Academician, historian, environmentalist, sociologist, cricket buff and prolific writer, Guha has been described as ``perhaps the best of India's non-fiction writers''. It's a reputation based on his history of the Chipko movement, "The Unquiet Woods", his brilliant biography of Verrier Elwin, "Savaging the Civilised", which particularly looks at the contribution Elwin made to the tribal rights movement, and his cricket book and columns in the Sunday edition of this paper. A delightful read, my only regret is that Guha once again fails to do justice to Madras's contribution to that story. But then he takes a rather broader view of Indian cricket than my rather parochial one, which sees
Buchi Babu as deserving rather more than ten lines for his contribution to giving South Indians a place in the cricketing sun;
C.P. Johnstone as one who not only did rather more behind the scenes to make the Ranji Trophy a more meaningful tournament than Dr. P. Subbaroyan, also a Madras stalwart, but who also, in the very first Ranji match led Madras to what's still a record, a one-day victory (over Mysore that's Karnataka today, isn't it, Ram?), thereby getting the support of ``ten thousand khadi-clad Indians'', and
those `Tests' at hallowed Chepauk, which for me began with Russi Modi on the one side and Hassett and Keith Miller of the Aussie Services on the other, as some of the finest in Indian Test history.
I'm glad, though, that in all those almost 500 pages I did discover one nugget, a Madras player who was only a name to me till Guha brought him alive here.
Guha's centerpiece in the book is Palwankar Baloo, one of four cricketing brothers from Bombay. Guha describes him in these terms: ``The book's most heroic character is a cricketer and a politician now forgotten by both cricket and politics... A slow left-arm bowler of low-caste origin... was the first great Indian cricketer and a pioneer in the emancipation of the Untouchables. His career in cricket and politics stretched from 1895 to 1937.'' The ``accomplice'' many a time of this ``lowly Chamaar'' was a ``Tamil Iyengar, that most exclusive and arrogant of Brahmin sub-castes,'' the crooked- fingered K. Seshachari. Of this outstanding wicketkeeper, it has been said by Romesh Ganguly whom Guha quotes, ``The fastest ball would not remove (`the cricket colossus, Seshachari, dark and forbidding') from his place of operation so near to the batsman's citadel. He crouched low and I wondered if the bails would not be disturbed from their cradle on top of the stumps by the volume of air let out by his lungs which I thought had the capacity of bellows.''
Together, Baloo and Seshachari ``made a deadly combination,'' writes Guha who, I'm certain, will one day write a biography of Baloo that will prove as significant as his one on Verrier Elwin.
Another Iyengar from Madras who finds place in the book is ``the Congress Chief Minister of Madras, C. Rajagopalachari''... ``in whose inclusive nationalism there was no place at all for communal groupings'' and who, therefore, rather forcefully provided a cue, on the stand to take on the Pentangular, to one of his Ministers, Subbaroyan, on the eve of his taking over as president of the Board of Control of Cricket in India.

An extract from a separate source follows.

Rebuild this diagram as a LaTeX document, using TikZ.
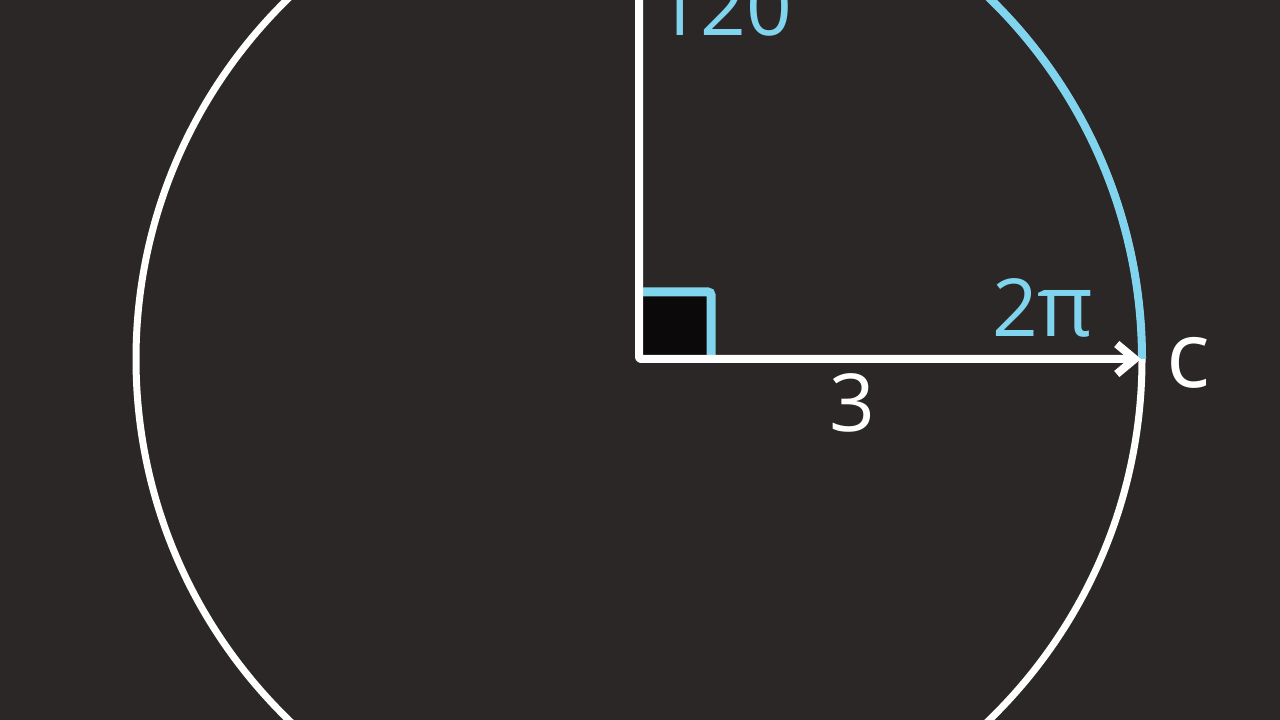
\documentclass[tikz,border=0pt]{standalone}
\usepackage{fontspec}
\setmainfont{Open Sans}
\usetikzlibrary{arrows.meta}
\definecolor{bg}{RGB}{43,39,39}
\definecolor{skyb}{RGB}{128,212,238}
\definecolor{sqfill}{RGB}{11,9,9}
\tikzset{
  lbl/.style={inner sep=0pt, font=\fontsize{80}{96}\selectfont},
  whiteline/.style={draw=white, line width=7pt},
  blueline/.style={draw=skyb, line width=9pt}
}
\begin{document}
\begin{tikzpicture}[x=1pt,y=1pt]
\useasboundingbox (0,0) rectangle (1280,720);
\fill[bg] (0,0) rectangle (1280,720);
\clip (0,0) rectangle (1280,720);
\coordinate (O) at (639,361);
\coordinate (top) at (639,740);
\coordinate (tip) at (1141,361);
\coordinate (sqc) at (711,428);
% circle
\draw[whiteline] (O) circle[radius=503pt];
% blue arc
\draw[blueline, line width=8pt] (O) ++(0:503pt) arc[start angle=0, end angle=70, radius=503pt];
% right-angle mark
\fill[sqfill] (O) rectangle (sqc);
\draw[blueline, rounded corners=3pt, line cap=round] (643,428) -- (sqc) -- (711,365);
% axes
\draw[whiteline, line width=8pt, line join=round, rounded corners=2pt, -{Straight Barb[length=18pt,width=30pt]}] (top) -- (O) -- (tip);
% labels
\node[lbl, text=skyb, anchor=base west] (l120) at (655,684) {120};
\node[lbl, text=white, anchor=base] (l3) at (852,288) {3};
\node[lbl, text=skyb, anchor=base west] (l2pi) at (992,383) {2\fontsize{86}{96}\selectfont π};
\node[lbl, text=white, anchor=base west, font=\fontsize{92}{100}\selectfont] (lc) at (1166,332) {c};
\end{tikzpicture}
\end{document}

Between Rajaji and Johnstone, Subbaroyan had no option but to sink the Pentangular and give primacy to the Ranji Trophy.
Rajaji as a Chief Minister of a later time is also seen at the Fourth Test during Pakistan's first visit to India (1952-53). When rain deprived the Pakistanis of a series levelling victory, Rajaji stated that ``if such fixtures could bring rain, he would like to organise them every year.''
The Pakistan captain, Abdul Hafeez when he played for India and A.H. Kardar in his new role, diplomatically replied that ``he was happy the rains came'' to end a prolonged drought.
The sentiments of sportsmen from both countries have not changed much since then; only the politicians have become less tolerant.